Later this week, I will put in my final hours at my day job. For the first time since I was eight years old, I won’t have a job, but I won’t be unemployed. Instead, I’ll be self-employed as a full-time writer. I’m not exaggerating when I say this moment has been more than twenty years in the making. When I decided not to pursue a PhD all those years ago, my reasoning was simple. I wanted to be writer. Not a writer/professor, just a writer. From where I was standing, it seemed to me that working as a secretary was more likely to provide me with the extra time and emotional energy to pursue my writing than working in academia. With that thought in mind, I got the first of several secretarial jobs, and started work on the first of many novels. I took Anthony Trollope as my patron saint. For thirty-three years he supplemented his writing with a paid position in the British Post Office.
There was no fast forwarding through the next twenty years, but for your sake, I will sum up: I worked. I wrote. Slowly, I started selling what I wrote. Some short stories, some essays, then a first novel, then a few more. This year, I reached a tipping point. My writing income exceeded my secretarial income, but more pressing, my writing time exceeded my secretarial time. I was exhausted and burned out. As scary as it was to consider being self-employed, I knew I had to choose. Of course, I chose writing.
Something interesting happened as soon as I submitted my official resignation. People starting coming around to congratulate me, but once the well wishes were offered, most people had the same question: “What are you going to do with all your time now?” I found myself explaining repeatedly that writing takes up just as much time as a regular job, and frequently a lot more. In fact, for the last five years or so, I’ve essentially worked two full-time jobs.

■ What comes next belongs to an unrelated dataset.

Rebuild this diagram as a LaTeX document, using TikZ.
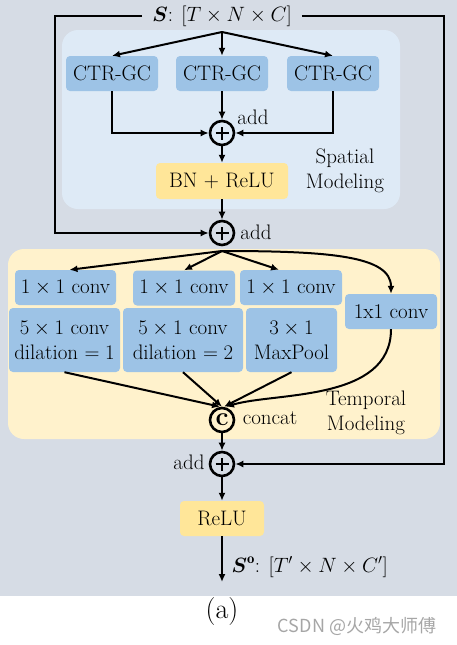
\documentclass[tikz,border=0pt]{standalone}
\usepackage{amsmath}
\usepackage{fontspec}
\newfontfamily\cjkfont{Noto Sans CJK SC}
\usetikzlibrary{arrows.meta, positioning, calc}

\definecolor{bggray}{HTML}{D6DCE5}
\definecolor{spatialbg}{HTML}{DEEAF6}
\definecolor{temporalbg}{HTML}{FFF2CC}
\definecolor{convblue}{HTML}{9DC3E6}
\definecolor{normyellow}{HTML}{FFE699}

\begin{document}
\begin{tikzpicture}
  [
    x                  = 1pt,
    y                  = -1pt,
    every node/.style  = {font=\fontsize{21}{25}\selectfont},
    block/.style       = {fill=convblue, rounded corners=4pt, inner sep=1pt,
                          minimum height=35pt, align=center},
    normblock/.style   = {block, fill=normyellow},
    addop/.style       = {circle, draw, line width=2.6pt, minimum size=24pt, inner sep=0pt,
                          path picture={
                            \draw[line width=2.8pt]
                              ([xshift=-6.5pt]path picture bounding box.center) --
                              ([xshift=6.5pt]path picture bounding box.center)
                              ([yshift=-6.5pt]path picture bounding box.center) --
                              ([yshift=6.5pt]path picture bounding box.center);}},
    catop/.style       = {circle, draw, line width=2.6pt, minimum size=24pt, inner sep=0pt,
                          font=\fontsize{26}{26}\selectfont\bfseries},
    link/.style        = {draw, line width=2pt, -{Latex[length=8pt, width=7pt]}},
    loop/.style        = {link, line width=2.4pt}
  ]
  \useasboundingbox (0,0) rectangle (457,645);
  \fill[bggray] (0,0) rectangle (457,596);

  % regions
  \fill[spatialbg, rounded corners=16pt] (62,30) rectangle (400,209);
  \fill[temporalbg, rounded corners=16pt] (8,249) rectangle (440,439);

  \node[inner xsep=10pt] (input) at (222,16) {$\boldsymbol{S}$: $[T \times N \times C]$};
  \coordinate (split1) at (222,32);

  % spatial modeling
  \node[block, minimum width=92pt] (ctr1) at (112,73.5) {CTR-GC};
  \node[block, minimum width=92pt] (ctr2) at (222,73.5) {CTR-GC};
  \node[block, minimum width=92pt] (ctr3) at (333,73.5) {CTR-GC};
  \node[addop] (add1) at (222,133) {};
  \node (add1lbl) at (253,117) {add};
  \node[normblock, minimum width=132pt, minimum height=36pt] (bnrelu) at (222,181) {BN + ReLU};
  \node[align=center] (spatiallbl) at (345,171) {Spatial\\Modeling};

  \draw[link] (split1) -- (ctr1.north);
  \draw[link] (split1) -- (ctr2.north);
  \draw[link] (split1) -- (ctr3.north);
  \draw[link] (ctr1) |- (add1);
  \draw[link] (ctr2) -- (add1);
  \draw[link] (ctr3) |- (add1);
  \draw[link] (add1) -- (bnrelu);

  \node[addop] (add2) at (222,233) {};
  \node (add2lbl) at (256,232) {add};
  \draw[link] (bnrelu) -- (add2);
  \draw[loop] (input.west) -| (55,233) -- (add2);

  % temporal modeling
  \coordinate (split2) at (222,251);
  \node[block, minimum width=101pt] (conva) at (65.5,287.5) {$1 \times 1$ conv};
  \node[block, minimum width=102pt] (convb) at (184,288) {$1 \times 1$ conv};
  \node[block, minimum width=102pt] (convc) at (291,287.5) {$1 \times 1$ conv};
  \node[block, minimum width=92pt] (convd) at (391,311.5) {1x1 conv};
  \node[block, minimum width=111pt, minimum height=64pt] (dila) at (64.5,340)
    {$5 \times 1$ conv\\dilation $=1$};
  \node[block, minimum width=120pt, minimum height=64pt] (dilb) at (183,340)
    {$5 \times 1$ conv\\dilation $=2$};
  \node[block, minimum width=91pt, minimum height=64pt] (pool) at (291.5,340)
    {$3 \times 1$\\MaxPool};
  \node[catop] (concat) at (222,420) {c};
  \node (concatlbl) at (270,418) {concat};
  \node[align=center] (temporallbl) at (366,413) {Temporal\\Modeling};

  \draw[link] (split2) -- ($(conva.north)+(4,0)$);
  \draw[link] (split2) -- (convb.north);
  \draw[link] (split2) -- ($(convc.north)+(-12,0)$);
  \draw[link] (split2) .. controls (330,251) and (391,256) .. (convd.north);
  \draw[link] (dila.south) -- ($(concat.north)+(-2,0)$);
  \draw[link] (dilb.south) -- (concat.north);
  \draw[link] (pool.south) -- ($(concat.north)+(2,0)$);
  \draw[link] (convd.south) .. controls (391,402) and (275,392) .. ($(concat.north)+(4,0)$);

  % output
  \node[addop] (add3) at (222,464) {};
  \node (add3lbl) at (189,462) {add};
  \node[normblock, minimum width=84pt] (relu) at (222,518.5) {ReLU};
  \coordinate (output) at (222,582);
  \node[anchor=west] (outlbl) at (228,567) {$\boldsymbol{S}^{\mathbf{o}}$: $[T' \times N \times C']$};

  \draw[link] (concat) -- (add3);
  \draw[loop] (input.east) -| (444,464) -- (add3);
  \draw[link] (add3) -- (relu);
  \draw[link] (relu) -- (output);

  \node[font=\fontsize{28}{30}\selectfont] (caption) at (222,612) {(a)};
  \node[font=\cjkfont\fontsize{18}{20}\selectfont, text=black!35] (mark) at (357,626) {CSDN @火鸡大师傅};
\end{tikzpicture}
\end{document}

In a good week, I spent forty hours at my day job, and then came home to put in another forty hours on writing and writing-related tasks. Skyping with book clubs, producing newsletters, answering emails, and interacting with readers on social media can really eat up the time. Not all weeks were good, though. All of January and February this year, I worked on a major revision of my next book. My writing time was more like fifty hours a week, plus ten hours for the aforementioned writing-related stuff, all tacked onto the forty hours a week at my day job. I was officially a workaholic putting in hundred-hour weeks.